Etape 2 : Séjourner au Maybourne Riviera
Ailleurs sur la côte d’Azur, l’héritage d’Eileen Gray reste succinct. L’offre touristique a plus tendance à surfer sur le legs du Corbusier. Exception notable : ce nouvel hôtel de luxe, le Maybourne Riviera, perché sur un rocher qui domine la vue sur le Cap Martin. L’édifice de verre signé Jean-Michel Wilmotte se repère de loin.
Inauguré en 2022, c’est le dernier né des hôtels de luxe du groupe Maybourne. Le design intérieur rend hommage aux pontes du modernisme, Eileen Gray comme Le Corbusier. La façade d’E-1027 et le visage de sa créatrice sont gravés sur tout un pan de mur du restaurant du rez-de-chaussée. Au dernier étage, le chef étoilé Mauro Colagreco occupe les cuisines du Ceto, table gastronomique avec une vue panoramique à observer jusqu’à Monaco. On peut tout aussi bien venir y faire escale pour déguster un cocktail et s’alanguir sur des transats face à la grande bleue.
Pour rester dans le thème, mais pas dans le même budget, l’hôtel Victoria est une option plus économique, face à la plage. La décoration intérieure fait aussi écho aux architectes modernistes, y compris Eileen Gray. On peut rejoindre l’hôtel à pied depuis le musée du Cap Moderne, en sillonnant les rives du Cap Martin par le sentier des Douaniers.
Etape 3 : Admirer la villa Tempe a pailla
Sur les hauteurs de Menton, la seconde maison d’Eileen Gray existe toujours.

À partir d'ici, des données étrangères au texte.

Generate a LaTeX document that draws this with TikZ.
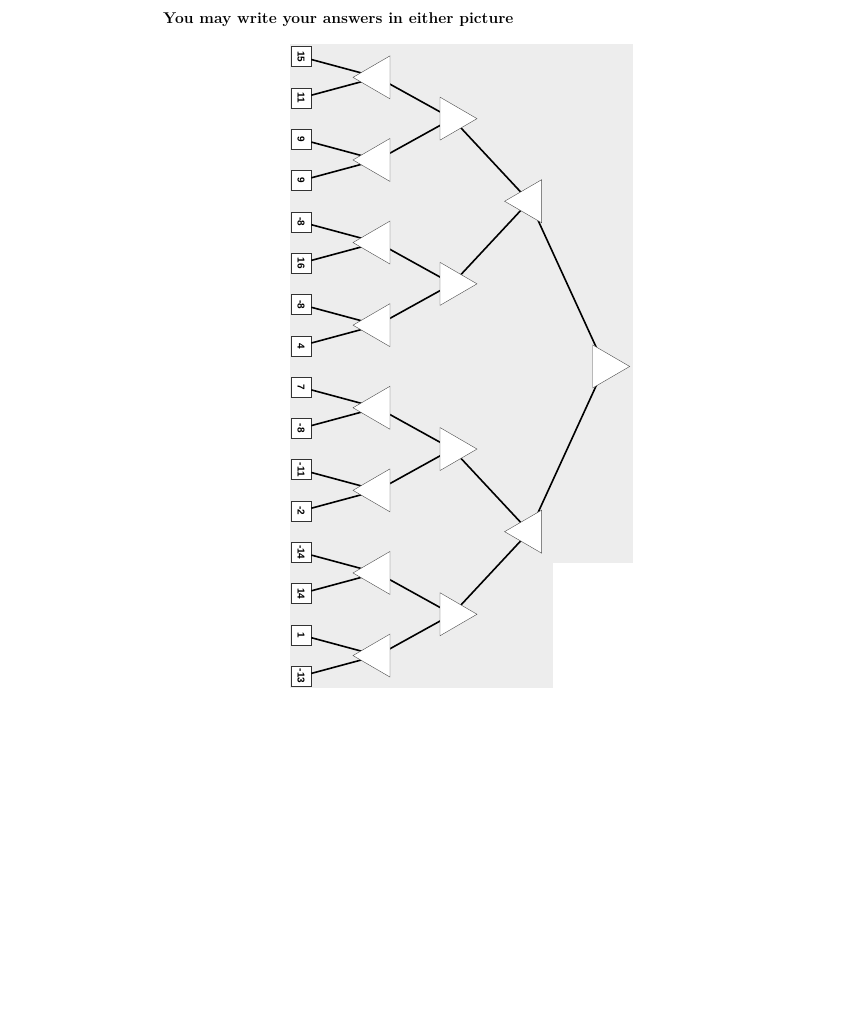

Cette propriété privée – aux volets clos – s’admire depuis la route de Castellar. Une plaque indique que le peintre Graham Sutherland y vécut. Mais le nom de la créatrice ne figure nulle part. Sur le portail, celui de la villa, Tempe a pailla, s’est estompé avec les décennies. En dialecte, cela signifie : « Le temps de bailler ». Une conclusion toute trouvée à ce road-trip sur les traces d’Eileen Gray.
Pratique :
Venir en train depuis Paris, via Nice. Arrêt en gare de Roquebrune-Cap-Martin. L’entrée du musée se situe à proximité, de l’autre côté des rails. Le site Cap Moderne, qui se compose de La villa E-1027, de l’Étoile de mer, du Cabanon et des Unités de camping du Corbusier, est ouvert au public du 1er avril au 30 octobre. 4 visites guidées par jour. Sur réservation. capmoderne.monuments-nationaux.fr
Que lire ?
- La biographie d’Eileen Gray : « Eileen Gray : sa vie, son oeuvre », par Peter Adam (Thames & Hudson, traduit en français en 2019).
- Une lecture orientée sur l’architecture : « De la collective de Vézelay au Cap-Martin. Eileen Gray, Jean Badovici, Le Corbusier, une architecture inspirée », par Cyril Brulé, Elisabetta Gaspard, Magda Rebutato (Le Charmoiset, 2020).
- Une fiction qui prend pour décors E-1027 : « Tout un monde lointain », par Célia Houart (P.O.L, 2017).